Code that draws figures:
┌──
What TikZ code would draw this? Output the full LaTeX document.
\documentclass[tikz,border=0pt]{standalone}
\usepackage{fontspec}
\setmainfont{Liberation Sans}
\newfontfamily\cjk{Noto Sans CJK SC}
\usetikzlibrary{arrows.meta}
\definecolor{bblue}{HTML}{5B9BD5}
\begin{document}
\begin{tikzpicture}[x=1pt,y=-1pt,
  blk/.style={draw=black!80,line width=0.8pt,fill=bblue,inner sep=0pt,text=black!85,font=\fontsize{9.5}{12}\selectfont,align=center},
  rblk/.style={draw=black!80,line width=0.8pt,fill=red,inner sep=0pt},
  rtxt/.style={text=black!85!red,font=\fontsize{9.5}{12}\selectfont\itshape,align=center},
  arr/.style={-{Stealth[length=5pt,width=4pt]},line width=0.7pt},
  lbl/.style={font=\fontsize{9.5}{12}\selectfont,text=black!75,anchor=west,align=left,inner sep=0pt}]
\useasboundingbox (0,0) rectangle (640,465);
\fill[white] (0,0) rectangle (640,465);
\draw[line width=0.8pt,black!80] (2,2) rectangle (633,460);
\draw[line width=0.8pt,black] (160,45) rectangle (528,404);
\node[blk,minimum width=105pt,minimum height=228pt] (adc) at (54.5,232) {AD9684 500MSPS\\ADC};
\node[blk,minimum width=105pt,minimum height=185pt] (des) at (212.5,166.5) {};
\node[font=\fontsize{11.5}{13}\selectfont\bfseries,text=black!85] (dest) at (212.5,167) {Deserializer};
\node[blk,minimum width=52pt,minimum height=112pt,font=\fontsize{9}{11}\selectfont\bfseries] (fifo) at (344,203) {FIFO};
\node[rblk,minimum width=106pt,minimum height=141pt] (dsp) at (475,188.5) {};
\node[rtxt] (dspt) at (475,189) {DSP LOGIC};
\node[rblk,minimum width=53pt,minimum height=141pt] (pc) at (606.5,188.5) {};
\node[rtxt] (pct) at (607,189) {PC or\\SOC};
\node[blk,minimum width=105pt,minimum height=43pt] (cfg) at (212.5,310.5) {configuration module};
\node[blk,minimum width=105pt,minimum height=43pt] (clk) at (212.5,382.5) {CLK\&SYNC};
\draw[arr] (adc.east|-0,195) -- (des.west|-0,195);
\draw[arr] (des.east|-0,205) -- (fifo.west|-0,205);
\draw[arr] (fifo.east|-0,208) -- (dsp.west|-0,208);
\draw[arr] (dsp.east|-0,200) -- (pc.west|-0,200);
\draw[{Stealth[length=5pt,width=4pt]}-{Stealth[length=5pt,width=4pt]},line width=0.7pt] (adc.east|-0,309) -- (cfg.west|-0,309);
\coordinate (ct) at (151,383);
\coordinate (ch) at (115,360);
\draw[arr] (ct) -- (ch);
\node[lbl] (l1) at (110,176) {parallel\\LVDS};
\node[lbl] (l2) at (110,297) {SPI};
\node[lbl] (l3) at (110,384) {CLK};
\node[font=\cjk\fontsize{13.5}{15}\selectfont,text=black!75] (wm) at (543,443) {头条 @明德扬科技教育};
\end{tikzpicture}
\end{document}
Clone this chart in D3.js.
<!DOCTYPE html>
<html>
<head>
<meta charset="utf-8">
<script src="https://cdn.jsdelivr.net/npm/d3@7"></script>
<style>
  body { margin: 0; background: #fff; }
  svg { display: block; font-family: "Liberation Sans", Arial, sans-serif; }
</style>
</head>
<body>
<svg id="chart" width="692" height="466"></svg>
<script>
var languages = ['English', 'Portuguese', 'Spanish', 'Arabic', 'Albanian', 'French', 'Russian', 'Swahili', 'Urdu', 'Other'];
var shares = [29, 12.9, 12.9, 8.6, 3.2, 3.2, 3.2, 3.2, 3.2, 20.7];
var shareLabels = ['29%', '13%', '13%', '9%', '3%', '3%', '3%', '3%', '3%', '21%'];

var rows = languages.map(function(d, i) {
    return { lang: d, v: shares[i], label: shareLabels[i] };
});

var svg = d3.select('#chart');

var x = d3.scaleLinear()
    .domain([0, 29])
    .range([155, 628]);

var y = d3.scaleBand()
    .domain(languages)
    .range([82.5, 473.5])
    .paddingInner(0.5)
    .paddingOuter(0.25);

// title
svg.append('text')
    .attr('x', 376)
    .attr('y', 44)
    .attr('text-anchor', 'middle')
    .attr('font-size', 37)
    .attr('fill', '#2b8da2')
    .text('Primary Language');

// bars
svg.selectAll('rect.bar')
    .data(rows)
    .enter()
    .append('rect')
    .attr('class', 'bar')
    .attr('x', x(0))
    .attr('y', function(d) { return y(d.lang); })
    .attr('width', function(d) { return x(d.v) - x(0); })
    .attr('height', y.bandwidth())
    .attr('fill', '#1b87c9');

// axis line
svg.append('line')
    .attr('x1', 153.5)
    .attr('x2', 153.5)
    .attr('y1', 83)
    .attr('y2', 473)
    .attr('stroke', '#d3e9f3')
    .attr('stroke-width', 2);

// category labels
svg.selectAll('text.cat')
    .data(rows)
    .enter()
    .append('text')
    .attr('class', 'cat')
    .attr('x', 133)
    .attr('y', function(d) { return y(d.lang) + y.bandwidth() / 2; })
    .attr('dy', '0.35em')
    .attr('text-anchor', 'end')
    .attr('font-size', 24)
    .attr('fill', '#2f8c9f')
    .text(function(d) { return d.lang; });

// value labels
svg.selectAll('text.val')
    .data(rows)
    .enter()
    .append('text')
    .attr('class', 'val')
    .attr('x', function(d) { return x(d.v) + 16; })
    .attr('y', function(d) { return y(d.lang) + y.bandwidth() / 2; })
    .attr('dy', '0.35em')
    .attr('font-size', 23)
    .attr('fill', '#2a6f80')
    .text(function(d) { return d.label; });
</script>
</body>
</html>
└──
┌──
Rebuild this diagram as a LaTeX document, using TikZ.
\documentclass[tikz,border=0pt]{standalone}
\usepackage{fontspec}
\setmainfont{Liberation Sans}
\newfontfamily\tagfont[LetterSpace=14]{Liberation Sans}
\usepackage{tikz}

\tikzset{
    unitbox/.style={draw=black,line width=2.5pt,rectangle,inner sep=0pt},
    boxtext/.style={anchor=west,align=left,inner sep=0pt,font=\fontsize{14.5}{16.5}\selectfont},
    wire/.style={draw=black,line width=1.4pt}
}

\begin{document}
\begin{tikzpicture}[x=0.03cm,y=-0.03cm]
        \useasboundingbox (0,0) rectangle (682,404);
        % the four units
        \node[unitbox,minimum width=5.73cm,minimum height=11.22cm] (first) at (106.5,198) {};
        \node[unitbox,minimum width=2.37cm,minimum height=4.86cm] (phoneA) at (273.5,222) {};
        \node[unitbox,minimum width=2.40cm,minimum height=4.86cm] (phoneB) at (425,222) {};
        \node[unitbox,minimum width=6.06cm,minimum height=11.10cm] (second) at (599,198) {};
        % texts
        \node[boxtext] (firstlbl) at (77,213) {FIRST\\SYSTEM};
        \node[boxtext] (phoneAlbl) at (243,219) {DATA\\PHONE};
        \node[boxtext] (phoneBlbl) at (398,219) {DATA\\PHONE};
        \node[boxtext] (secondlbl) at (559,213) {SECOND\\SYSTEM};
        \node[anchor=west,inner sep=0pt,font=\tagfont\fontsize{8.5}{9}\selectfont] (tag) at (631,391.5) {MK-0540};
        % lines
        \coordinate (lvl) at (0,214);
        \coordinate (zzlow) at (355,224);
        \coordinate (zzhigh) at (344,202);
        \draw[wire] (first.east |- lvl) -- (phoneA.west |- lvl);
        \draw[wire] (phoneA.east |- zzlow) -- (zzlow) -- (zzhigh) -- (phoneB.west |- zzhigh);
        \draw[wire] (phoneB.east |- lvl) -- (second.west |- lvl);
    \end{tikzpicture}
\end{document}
└──
GIVEN REQUEST: Going through the entries above line by line, work out how many lines include the word "LaTeX". Only the number is required.

SOLUTION BELOW: 2